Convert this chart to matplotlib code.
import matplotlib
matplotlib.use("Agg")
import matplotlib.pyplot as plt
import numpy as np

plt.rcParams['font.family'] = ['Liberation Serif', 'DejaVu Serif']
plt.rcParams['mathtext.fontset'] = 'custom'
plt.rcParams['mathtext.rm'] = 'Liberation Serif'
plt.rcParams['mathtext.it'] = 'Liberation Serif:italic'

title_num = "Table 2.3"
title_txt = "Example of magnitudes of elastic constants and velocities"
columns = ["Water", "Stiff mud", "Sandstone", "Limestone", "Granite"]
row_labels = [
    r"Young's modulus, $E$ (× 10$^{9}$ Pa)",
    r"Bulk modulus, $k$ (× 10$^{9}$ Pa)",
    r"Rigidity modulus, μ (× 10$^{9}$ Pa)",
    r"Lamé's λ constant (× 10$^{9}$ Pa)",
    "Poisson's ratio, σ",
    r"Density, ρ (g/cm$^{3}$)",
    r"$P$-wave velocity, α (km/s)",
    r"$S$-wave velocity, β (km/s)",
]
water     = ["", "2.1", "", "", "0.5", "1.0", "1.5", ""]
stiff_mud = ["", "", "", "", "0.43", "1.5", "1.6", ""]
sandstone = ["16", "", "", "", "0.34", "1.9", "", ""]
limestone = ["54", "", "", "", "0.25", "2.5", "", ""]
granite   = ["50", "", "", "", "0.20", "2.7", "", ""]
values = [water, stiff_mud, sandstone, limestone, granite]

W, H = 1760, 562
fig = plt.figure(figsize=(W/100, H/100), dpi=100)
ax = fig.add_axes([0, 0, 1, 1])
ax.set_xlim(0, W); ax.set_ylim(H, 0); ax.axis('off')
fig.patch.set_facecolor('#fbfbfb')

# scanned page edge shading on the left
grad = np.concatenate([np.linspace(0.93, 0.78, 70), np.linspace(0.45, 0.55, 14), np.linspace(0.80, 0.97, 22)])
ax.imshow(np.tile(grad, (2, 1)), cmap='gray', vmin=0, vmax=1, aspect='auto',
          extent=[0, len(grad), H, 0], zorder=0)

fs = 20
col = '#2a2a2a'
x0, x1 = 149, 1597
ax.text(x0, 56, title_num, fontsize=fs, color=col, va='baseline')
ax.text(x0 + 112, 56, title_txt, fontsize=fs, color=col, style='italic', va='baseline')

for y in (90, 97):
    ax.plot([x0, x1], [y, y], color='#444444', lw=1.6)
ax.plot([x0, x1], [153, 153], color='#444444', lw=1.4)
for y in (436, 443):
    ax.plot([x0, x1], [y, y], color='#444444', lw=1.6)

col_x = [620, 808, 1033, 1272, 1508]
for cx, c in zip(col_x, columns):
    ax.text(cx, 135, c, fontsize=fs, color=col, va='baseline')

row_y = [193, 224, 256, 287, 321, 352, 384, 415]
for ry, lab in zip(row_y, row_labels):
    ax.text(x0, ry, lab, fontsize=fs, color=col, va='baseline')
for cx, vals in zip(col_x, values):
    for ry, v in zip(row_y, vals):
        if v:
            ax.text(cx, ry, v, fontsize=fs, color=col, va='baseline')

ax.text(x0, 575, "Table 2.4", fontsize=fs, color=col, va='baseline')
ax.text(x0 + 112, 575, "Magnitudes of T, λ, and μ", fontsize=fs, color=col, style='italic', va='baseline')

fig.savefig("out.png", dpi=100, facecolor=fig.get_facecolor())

----------------------------------------

Given problem |
Quote the listing above from its first line to the line with "plt.rcParams['mathtext.it'] = 'Liberation", inclusive, and add nothing.

Result of the exercise |
Convert this chart to matplotlib code.
import matplotlib
matplotlib.use("Agg")
import matplotlib.pyplot as plt
import numpy as np

plt.rcParams['font.family'] = ['Liberation Serif', 'DejaVu Serif']
plt.rcParams['mathtext.fontset'] = 'custom'
plt.rcParams['mathtext.rm'] = 'Liberation Serif'
plt.rcParams['mathtext.it'] = 'Liberation Serif:italic'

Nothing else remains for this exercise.